After reading nearly all of his books and using his narrative style as inspiration in my own work for years, I’ve learned a few things. Here are my key tips for getting the most out of “The Big Short” or any of his work.

  • Focus on Incentives, Not Jargon: Don’t get bogged down trying to become an expert on Synthetic CDOs. Instead, ask yourself: “Why is this person doing this?” Lewis’s core message is almost always about how flawed incentive systems make smart people do stupid, destructive things. Follow the money.
  • Read the Footnotes: I’m serious. Lewis often tucks away some of his best anecdotes, sharpest insights, and clearest explanations in the footnotes. Skipping them is like skipping a key scene in a movie.
  • My Biggest Mistake Reading It: The first time I read it, I treated it like a textbook. I got frustrated and felt dumb. My breakthrough came when I started treating it like a thriller. Root for the heroes, get angry at the villains, and let the human drama pull you through the technical details.
  • Creative Pairing – Book vs. Film: Adam McKay’s 2015 film is brilliant, but it serves a different purpose than the book. Use them together.
    The Book Excels At… The Film Excels At…
    Deep character psychology and backstory. Visually explaining complex concepts (e.g., the Jenga tower scene).
    Detailing the meticulous research process. Capturing the frantic energy and pace of the crisis.
    Nuanced exploration of the system’s failings. Conveying the sheer anger and absurdity of the situation.
  • Next Read & Watch: To fully grasp the context, read Lewis’s first book, “Liar’s Poker,” which details the 1980s Wall Street culture that laid the groundwork for the 2008 crisis. Then, watch the documentary “Inside Job” for a factual, infuriating look at the aftermath.

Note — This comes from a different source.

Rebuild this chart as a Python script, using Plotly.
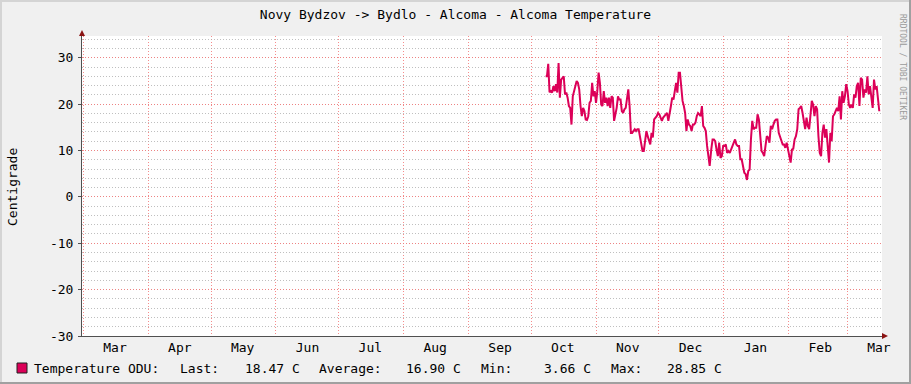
import pandas as pd
import plotly.graph_objects as go

# ---------------- data ----------------
title_text = "Novy Bydzov -> Bydlo - Alcoma - Alcoma Temperature"
y_title = "Centigrade"
series_label = "Temperature ODU:"
unit = "C"

# temperature samples, two consecutive stretches
temps_autumn = [
    26.0, 26.0, 28.7, 22.6, 22.8, 22.5, 23.9, 22.8, 24.3, 22.5,
    28.85, 21.4, 25.3, 25.7, 26.0, 22.1, 22.5, 21.4, 19.6, 19.2,
    15.6, 21.7, 22.8, 23.9, 25.0, 24.6, 23.2, 19.6, 17.4, 19.2,
    18.5, 16.7, 16.6, 17.4, 20.3, 20.7, 24.6, 21.7, 22.8, 20.3,
    22.8, 26.8, 24.6, 19.9, 19.6, 22.8, 20.3, 21.4, 19.6, 21.4,
    19.2, 21.7, 21.4, 16.4, 17.8, 19.2, 21.7, 21.0, 21.0, 18.5,
    18.1, 18.9, 19.2, 21.0, 23.2, 19.6, 13.8, 13.8, 14.2, 14.6,
    14.2, 14.6, 14.6, 13.1, 11.7, 9.9, 9.9, 12.0, 14.2, 13.1,
    12.4, 11.3, 13.8, 12.8, 16.7, 17.1, 17.4, 18.1, 17.8, 17.1,
    16.4, 17.1, 17.4, 17.8, 18.1, 16.4, 18.5, 19.6, 21.4, 21.0,
    22.8, 24.6, 22.5, 26.8, 26.8, 23.9, 20.7, 19.6, 18.1, 14.2,
    16.7, 15.6, 15.3, 14.2, 15.6, 15.6, 16.0, 17.4, 18.1, 17.8,
    17.4, 19.6, 15.3, 14.9, 14.2, 11.0, 9.2, 6.7,
]
temps_winter = [
    10.2, 12.4, 12.4, 12.0, 10.2, 8.8, 11.7, 8.4, 8.8, 11.0,
    11.0, 11.3, 9.5, 9.9, 9.5, 10.2, 11.0, 11.3, 12.4, 11.3,
    11.0, 11.0, 8.1, 8.1, 6.7, 5.2, 4.9, 3.66, 5.6, 5.9,
    12.4, 16.4, 14.6, 14.9, 14.9, 17.8, 16.7, 13.1, 9.9, 9.5,
    8.8, 11.0, 13.1, 12.8, 11.7, 15.3, 14.6, 15.6, 16.4, 16.7,
    16.7, 13.8, 13.1, 12.4, 11.3, 11.3, 10.6, 11.7, 10.2, 8.8,
    7.4, 10.2, 10.4, 12.4, 13.1, 14.6, 18.9, 19.2, 19.6, 18.1,
    16.0, 14.6, 17.1, 15.3, 14.6, 17.8, 20.7, 19.9, 17.4, 19.6,
    18.9, 13.1, 9.5, 8.8, 13.8, 15.6, 12.8, 14.6, 11.0, 7.4,
    13.8, 12.0, 17.4, 17.8, 18.5, 19.2, 18.5, 21.7, 16.7, 22.8,
    20.3, 21.7, 24.3, 22.8, 19.9, 19.2, 19.9, 19.2, 22.1, 21.4,
    23.9, 24.6, 19.6, 25.7, 25.3, 21.4, 23.2, 22.5, 26.0, 22.1,
    23.9, 21.4, 19.2, 25.3, 23.2, 23.9, 20.7, 18.47,
]
autumn_span = ("2013-10-07 21:00", "2013-12-25 05:45")
winter_span = ("2013-12-25 23:50", "2014-03-16 07:00")

x_range = ("2013-02-28 08:00", "2014-03-17 14:00")
month_starts = pd.date_range("2013-03-01", "2014-03-01", freq="MS")
month_labels = [d.strftime("%b") for d in month_starts]
label_offset = pd.Timedelta(days=15, hours=2)

y_range = (-30, 34.7)
y_ticks = [-30, -20, -10, 0, 10, 20, 30]
y_tick_labels = ["-30", "-20", "-10", "0", "10", "20", "30"]

legend_items = ["Last:", "18.47 C", "Average:", "16.90 C", "Min:", "3.66 C", "Max:", "28.85 C"]
watermark = "RRDTOOL / TOBI OETIKER"

# ---------------- styling ----------------
W, H = 911, 384
L, R, T, B = 82, 29, 36, 48
PW, PH = W - L - R, H - T - B
FONT = "DejaVu Sans Mono"
LINE_C = "#DC0058"
ARROW_C = "#8B1414"
AXIS_C = "#505050"


def px(xp):
    return (xp - L) / PW


def py(yp):
    return (T + PH - yp) / PH


times_a = pd.date_range(autumn_span[0], autumn_span[1], periods=len(temps_autumn))
times_w = pd.date_range(winter_span[0], winter_span[1], periods=len(temps_winter))
times = list(times_a) + list(times_w)
temps = temps_autumn + temps_winter

fig = go.Figure()
fig.add_trace(go.Scatter(
    x=times, y=temps, mode="lines",
    line=dict(color=LINE_C, width=2),
    showlegend=False, hoverinfo="skip",
))

fig.update_layout(
    width=W, height=H,
    margin=dict(l=L, r=R, t=T, b=B, pad=0),
    paper_bgcolor="#F0F0F0",
    plot_bgcolor="#FFFFFF",
    font=dict(family=FONT, size=13, color="#000000"),
    showlegend=False,
    title=dict(text=title_text, x=0.5, xref="container", xanchor="center",
               y=1 - 14 / H, yref="container", yanchor="middle",
               font=dict(family=FONT, size=13, color="#000000")),
)

fig.update_xaxes(
    type="date", range=list(x_range),
    tickmode="array",
    tickvals=[d + label_offset for d in month_starts],
    ticktext=month_labels,
    showgrid=False, zeroline=False,
    ticks="", ticklabelstandoff=-1,
    showline=True, linecolor=AXIS_C, linewidth=1,
    tickfont=dict(family=FONT, size=13, color="#000000"),
    minor=dict(tickmode="array", tickvals=list(month_starts), showgrid=True,
               gridcolor="rgba(245,120,120,0.85)", griddash="1px,2px", gridwidth=1,
               ticks=""),
)

fig.update_yaxes(
    range=list(y_range),
    tickmode="array", tickvals=y_ticks, ticktext=y_tick_labels,
    showgrid=True, gridcolor="rgba(245,120,120,0.85)", griddash="1px,2px", gridwidth=1,
    zeroline=False,
    showline=True, linecolor=AXIS_C, linewidth=1,
    ticks="outside", ticklen=3, tickcolor=AXIS_C, ticklabelstandoff=2,
    tickfont=dict(family=FONT, size=13, color="#000000"),
    minor=dict(tickmode="linear", tick0=0, dtick=2, showgrid=True,
               gridcolor="rgba(170,170,170,0.75)", griddash="1px,2px", gridwidth=1),
)

shapes = []
# frame of the image
shapes.append(dict(type="rect", xref="paper", yref="paper", x0=px(0), x1=px(W), y0=py(0), y1=py(2),
                   fillcolor="#D4D4D4", line_width=0, layer="below"))
shapes.append(dict(type="rect", xref="paper", yref="paper", x0=px(0), x1=px(2), y0=py(0), y1=py(H),
                   fillcolor="#D4D4D4", line_width=0, layer="below"))
shapes.append(dict(type="rect", xref="paper", yref="paper", x0=px(W - 2), x1=px(W), y0=py(0), y1=py(H),
                   fillcolor="#A0A0A0", line_width=0))
shapes.append(dict(type="rect", xref="paper", yref="paper", x0=px(0), x1=px(W), y0=py(H - 2), y1=py(H),
                   fillcolor="#A0A0A0", line_width=0))
# arrows on the axes
shapes.append(dict(type="path", xref="paper", yref="paper", xsizemode="pixel", ysizemode="pixel",
                   xanchor=0, yanchor=1, path="M-3,0 L3,0 L0,6 Z",
                   fillcolor=ARROW_C, line=dict(width=0)))
shapes.append(dict(type="path", xref="paper", yref="paper", xsizemode="pixel", ysizemode="pixel",
                   xanchor=1, yanchor=0, path="M0,-3 L0,3 L6,0 Z",
                   fillcolor=ARROW_C, line=dict(width=0)))
# legend swatch
shapes.append(dict(type="rect", xref="paper", yref="paper", x0=px(17), x1=px(27), y0=py(373), y1=py(363),
                   fillcolor=LINE_C, line=dict(color="#202020", width=1)))
fig.update_layout(shapes=shapes)

ann = []
ann.append(dict(text=y_title, xref="paper", yref="paper", x=px(12), y=py(187),
                textangle=-90, showarrow=False, xanchor="center", yanchor="middle",
                font=dict(family=FONT, size=13, color="#000000")))
ann.append(dict(text=watermark, xref="paper", yref="paper", x=px(903), y=py(67),
                textangle=90, showarrow=False, xanchor="center", yanchor="middle",
                font=dict(family=FONT, size=8, color="#9A9A9A")))
legend_x = [178, 243, 317, 404, 479, 542, 609, 665]
ann.append(dict(text=series_label, xref="paper", yref="paper", x=px(32), y=py(368),
                showarrow=False, xanchor="left", yanchor="middle",
                font=dict(family=FONT, size=13, color="#000000")))
for txt, xp in zip(legend_items, legend_x):
    ann.append(dict(text=txt, xref="paper", yref="paper", x=px(xp), y=py(368),
                    showarrow=False, xanchor="left", yanchor="middle",
                    font=dict(family=FONT, size=13, color="#000000")))
fig.update_layout(annotations=ann)

fig.write_html("out.html")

Frequently Asked Questions

Is “The Big Short” still relevant in 2026?

Absolutely. The names of the financial products may change, but the underlying themes of skewed incentives, ignored systemic risks, and the danger of complexity are more relevant than ever in our hyper-complex global economy.

Do I need a finance background to understand the book?

Not at all. Michael Lewis is a master storyteller who makes complex topics accessible. This guide is designed to help with the tricky parts, but Lewis’s focus on the human characters is what truly makes the book understandable.

How accurate is Michael Lewis’s book?

It is a work of non-fiction and is widely regarded as being highly accurate in its reporting on the financial instruments, the key events, and the real-life individuals who foresaw the economic collapse.

What is the single most important lesson from “The Big Short”?

The most critical takeaway is to be skeptical of the consensus, especially when powerful institutions have a vested financial interest in maintaining it. It’s a powerful reminder to trust your own research and question everything.